[Information shown]
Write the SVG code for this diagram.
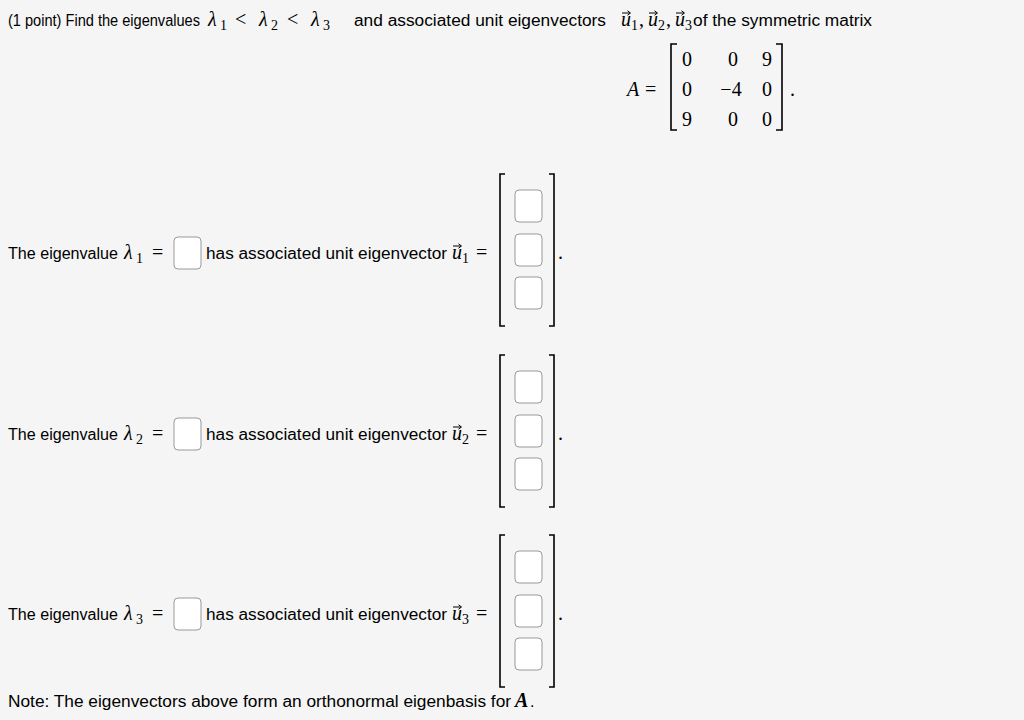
<svg xmlns="http://www.w3.org/2000/svg" width="1024" height="720" viewBox="0 0 1024 720">
<style>
.t{font-family:"Liberation Sans",Arial,sans-serif;font-size:16px;fill:#000}
.m{font-family:"Liberation Serif","Times New Roman",serif;font-size:20px;fill:#000}
.i{font-style:italic}
.s{font-family:"Liberation Serif","Times New Roman",serif;font-size:14px;fill:#000}
.b{fill:#fff;stroke:#999;stroke-width:1}
.k{fill:none;stroke:#000;stroke-width:1.6}
.v{fill:none;stroke:#000;stroke-width:1}
</style>
<defs>
<path id="arr" d="M0 0H8M5.5 -2.2L8.5 0L5.5 2.2" class="v"/>
</defs>
<rect width="1024" height="720" fill="#f5f5f5"/>
<g id="title">
<text class="t" x="8" y="26" textLength="192" lengthAdjust="spacingAndGlyphs">(1 point) Find the eigenvalues</text>
<text class="m i" x="208" y="26">λ</text><text class="s" x="220" y="30">1</text>
<text class="m" x="235" y="26">&lt;</text>
<text class="m i" x="259" y="26">λ</text><text class="s" x="271" y="30">2</text>
<text class="m" x="287" y="26">&lt;</text>
<text class="m i" x="311" y="26">λ</text><text class="s" x="323" y="30">3</text>
<text class="t" x="354" y="26" textLength="252" lengthAdjust="spacingAndGlyphs">and associated unit eigenvectors</text>
<text class="m i" x="621" y="26">u</text><use href="#arr" x="622" y="13"/><text class="s" x="631" y="30">1</text>
<text class="m" x="639" y="26">,</text>
<text class="m i" x="648" y="26">u</text><use href="#arr" x="649" y="13"/><text class="s" x="658" y="30">2</text>
<text class="m" x="666" y="26">,</text>
<text class="m i" x="675" y="26">u</text><use href="#arr" x="676" y="13"/><text class="s" x="685" y="30">3</text>
<text class="t" x="693" y="26" textLength="179" lengthAdjust="spacingAndGlyphs">of the symmetric matrix</text>
</g>
<g id="matrix">
<text class="m i" x="627" y="96">A</text><text class="m" x="645" y="96">=</text>
<path class="k" d="M677 44H671V130H677M776 44H782V130H776"/>
<g class="m" text-anchor="middle">
<text x="687" y="66">0</text><text x="733" y="66">0</text><text x="767" y="66">9</text>
<text x="687" y="96">0</text><text x="731" y="96">−4</text><text x="767" y="96">0</text>
<text x="687" y="126">9</text><text x="733" y="126">0</text><text x="767" y="126">0</text>
</g>
<text class="m" x="790" y="96">.</text>
</g>
<g id="r1">
<text class="t" x="8" y="259" textLength="110" lengthAdjust="spacingAndGlyphs">The eigenvalue</text>
<text class="m i" x="124" y="259">λ</text><text class="s" x="136" y="263">1</text><text class="m" x="152" y="259">=</text>
<rect class="b" x="174" y="237" width="27" height="32" rx="4"/>
<text class="t" x="206" y="259" textLength="241" lengthAdjust="spacingAndGlyphs">has associated unit eigenvector</text>
<text class="m i" x="452" y="259">u</text><use href="#arr" x="453" y="246"/><text class="s" x="462" y="263">1</text><text class="m" x="476" y="259">=</text>
<path class="k" d="M505 174H500V326H505M549 174H554V326H549"/>
<rect class="b" x="515" y="190" width="27" height="32" rx="4"/>
<rect class="b" x="515" y="234" width="27" height="32" rx="4"/>
<rect class="b" x="515" y="277" width="27" height="32" rx="4"/>
<text class="m" x="558" y="259">.</text>
</g>
<g id="r2" transform="translate(0,181)">
<text class="t" x="8" y="259" textLength="110" lengthAdjust="spacingAndGlyphs">The eigenvalue</text>
<text class="m i" x="124" y="259">λ</text><text class="s" x="136" y="263">2</text><text class="m" x="152" y="259">=</text>
<rect class="b" x="174" y="237" width="27" height="32" rx="4"/>
<text class="t" x="206" y="259" textLength="241" lengthAdjust="spacingAndGlyphs">has associated unit eigenvector</text>
<text class="m i" x="452" y="259">u</text><use href="#arr" x="453" y="246"/><text class="s" x="462" y="263">2</text><text class="m" x="476" y="259">=</text>
<path class="k" d="M505 174H500V326H505M549 174H554V326H549"/>
<rect class="b" x="515" y="190" width="27" height="32" rx="4"/>
<rect class="b" x="515" y="234" width="27" height="32" rx="4"/>
<rect class="b" x="515" y="277" width="27" height="32" rx="4"/>
<text class="m" x="558" y="259">.</text>
</g>
<g id="r3" transform="translate(0,361)">
<text class="t" x="8" y="259" textLength="110" lengthAdjust="spacingAndGlyphs">The eigenvalue</text>
<text class="m i" x="124" y="259">λ</text><text class="s" x="136" y="263">3</text><text class="m" x="152" y="259">=</text>
<rect class="b" x="174" y="237" width="27" height="32" rx="4"/>
<text class="t" x="206" y="259" textLength="241" lengthAdjust="spacingAndGlyphs">has associated unit eigenvector</text>
<text class="m i" x="452" y="259">u</text><use href="#arr" x="453" y="246"/><text class="s" x="462" y="263">3</text><text class="m" x="476" y="259">=</text>
<path class="k" d="M505 174H500V326H505M549 174H554V326H549"/>
<rect class="b" x="515" y="190" width="27" height="32" rx="4"/>
<rect class="b" x="515" y="234" width="27" height="32" rx="4"/>
<rect class="b" x="515" y="277" width="27" height="32" rx="4"/>
<text class="m" x="558" y="259">.</text>
</g>
<g id="note">
<text class="t" x="8" y="707" textLength="503" lengthAdjust="spacingAndGlyphs">Note: The eigenvectors above form an orthonormal eigenbasis for</text>
<text class="m i" x="515" y="707" font-weight="bold">A</text><text class="t" x="530" y="707">.</text>
</g>
</svg>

[Exercise description] Set the listing down in full and exactly. Pictures within it should not appear in the copy.

[Task answer]
Write the SVG code for this diagram.
<svg xmlns="http://www.w3.org/2000/svg" width="1024" height="720" viewBox="0 0 1024 720">
<style>
.t{font-family:"Liberation Sans",Arial,sans-serif;font-size:16px;fill:#000}
.m{font-family:"Liberation Serif","Times New Roman",serif;font-size:20px;fill:#000}
.i{font-style:italic}
.s{font-family:"Liberation Serif","Times New Roman",serif;font-size:14px;fill:#000}
.b{fill:#fff;stroke:#999;stroke-width:1}
.k{fill:none;stroke:#000;stroke-width:1.6}
.v{fill:none;stroke:#000;stroke-width:1}
</style>
<defs>
<path id="arr" d="M0 0H8M5.5 -2.2L8.5 0L5.5 2.2" class="v"/>
</defs>
<rect width="1024" height="720" fill="#f5f5f5"/>
<g id="title">
<text class="t" x="8" y="26" textLength="192" lengthAdjust="spacingAndGlyphs">(1 point) Find the eigenvalues</text>
<text class="m i" x="208" y="26">λ</text><text class="s" x="220" y="30">1</text>
<text class="m" x="235" y="26">&lt;</text>
<text class="m i" x="259" y="26">λ</text><text class="s" x="271" y="30">2</text>
<text class="m" x="287" y="26">&lt;</text>
<text class="m i" x="311" y="26">λ</text><text class="s" x="323" y="30">3</text>
<text class="t" x="354" y="26" textLength="252" lengthAdjust="spacingAndGlyphs">and associated unit eigenvectors</text>
<text class="m i" x="621" y="26">u</text><use href="#arr" x="622" y="13"/><text class="s" x="631" y="30">1</text>
<text class="m" x="639" y="26">,</text>
<text class="m i" x="648" y="26">u</text><use href="#arr" x="649" y="13"/><text class="s" x="658" y="30">2</text>
<text class="m" x="666" y="26">,</text>
<text class="m i" x="675" y="26">u</text><use href="#arr" x="676" y="13"/><text class="s" x="685" y="30">3</text>
<text class="t" x="693" y="26" textLength="179" lengthAdjust="spacingAndGlyphs">of the symmetric matrix</text>
</g>
<g id="matrix">
<text class="m i" x="627" y="96">A</text><text class="m" x="645" y="96">=</text>
<path class="k" d="M677 44H671V130H677M776 44H782V130H776"/>
<g class="m" text-anchor="middle">
<text x="687" y="66">0</text><text x="733" y="66">0</text><text x="767" y="66">9</text>
<text x="687" y="96">0</text><text x="731" y="96">−4</text><text x="767" y="96">0</text>
<text x="687" y="126">9</text><text x="733" y="126">0</text><text x="767" y="126">0</text>
</g>
<text class="m" x="790" y="96">.</text>
</g>
<g id="r1">
<text class="t" x="8" y="259" textLength="110" lengthAdjust="spacingAndGlyphs">The eigenvalue</text>
<text class="m i" x="124" y="259">λ</text><text class="s" x="136" y="263">1</text><text class="m" x="152" y="259">=</text>
<rect class="b" x="174" y="237" width="27" height="32" rx="4"/>
<text class="t" x="206" y="259" textLength="241" lengthAdjust="spacingAndGlyphs">has associated unit eigenvector</text>
<text class="m i" x="452" y="259">u</text><use href="#arr" x="453" y="246"/><text class="s" x="462" y="263">1</text><text class="m" x="476" y="259">=</text>
<path class="k" d="M505 174H500V326H505M549 174H554V326H549"/>
<rect class="b" x="515" y="190" width="27" height="32" rx="4"/>
<rect class="b" x="515" y="234" width="27" height="32" rx="4"/>
<rect class="b" x="515" y="277" width="27" height="32" rx="4"/>
<text class="m" x="558" y="259">.</text>
</g>
<g id="r2" transform="translate(0,181)">
<text class="t" x="8" y="259" textLength="110" lengthAdjust="spacingAndGlyphs">The eigenvalue</text>
<text class="m i" x="124" y="259">λ</text><text class="s" x="136" y="263">2</text><text class="m" x="152" y="259">=</text>
<rect class="b" x="174" y="237" width="27" height="32" rx="4"/>
<text class="t" x="206" y="259" textLength="241" lengthAdjust="spacingAndGlyphs">has associated unit eigenvector</text>
<text class="m i" x="452" y="259">u</text><use href="#arr" x="453" y="246"/><text class="s" x="462" y="263">2</text><text class="m" x="476" y="259">=</text>
<path class="k" d="M505 174H500V326H505M549 174H554V326H549"/>
<rect class="b" x="515" y="190" width="27" height="32" rx="4"/>
<rect class="b" x="515" y="234" width="27" height="32" rx="4"/>
<rect class="b" x="515" y="277" width="27" height="32" rx="4"/>
<text class="m" x="558" y="259">.</text>
</g>
<g id="r3" transform="translate(0,361)">
<text class="t" x="8" y="259" textLength="110" lengthAdjust="spacingAndGlyphs">The eigenvalue</text>
<text class="m i" x="124" y="259">λ</text><text class="s" x="136" y="263">3</text><text class="m" x="152" y="259">=</text>
<rect class="b" x="174" y="237" width="27" height="32" rx="4"/>
<text class="t" x="206" y="259" textLength="241" lengthAdjust="spacingAndGlyphs">has associated unit eigenvector</text>
<text class="m i" x="452" y="259">u</text><use href="#arr" x="453" y="246"/><text class="s" x="462" y="263">3</text><text class="m" x="476" y="259">=</text>
<path class="k" d="M505 174H500V326H505M549 174H554V326H549"/>
<rect class="b" x="515" y="190" width="27" height="32" rx="4"/>
<rect class="b" x="515" y="234" width="27" height="32" rx="4"/>
<rect class="b" x="515" y="277" width="27" height="32" rx="4"/>
<text class="m" x="558" y="259">.</text>
</g>
<g id="note">
<text class="t" x="8" y="707" textLength="503" lengthAdjust="spacingAndGlyphs">Note: The eigenvectors above form an orthonormal eigenbasis for</text>
<text class="m i" x="515" y="707" font-weight="bold">A</text><text class="t" x="530" y="707">.</text>
</g>
</svg>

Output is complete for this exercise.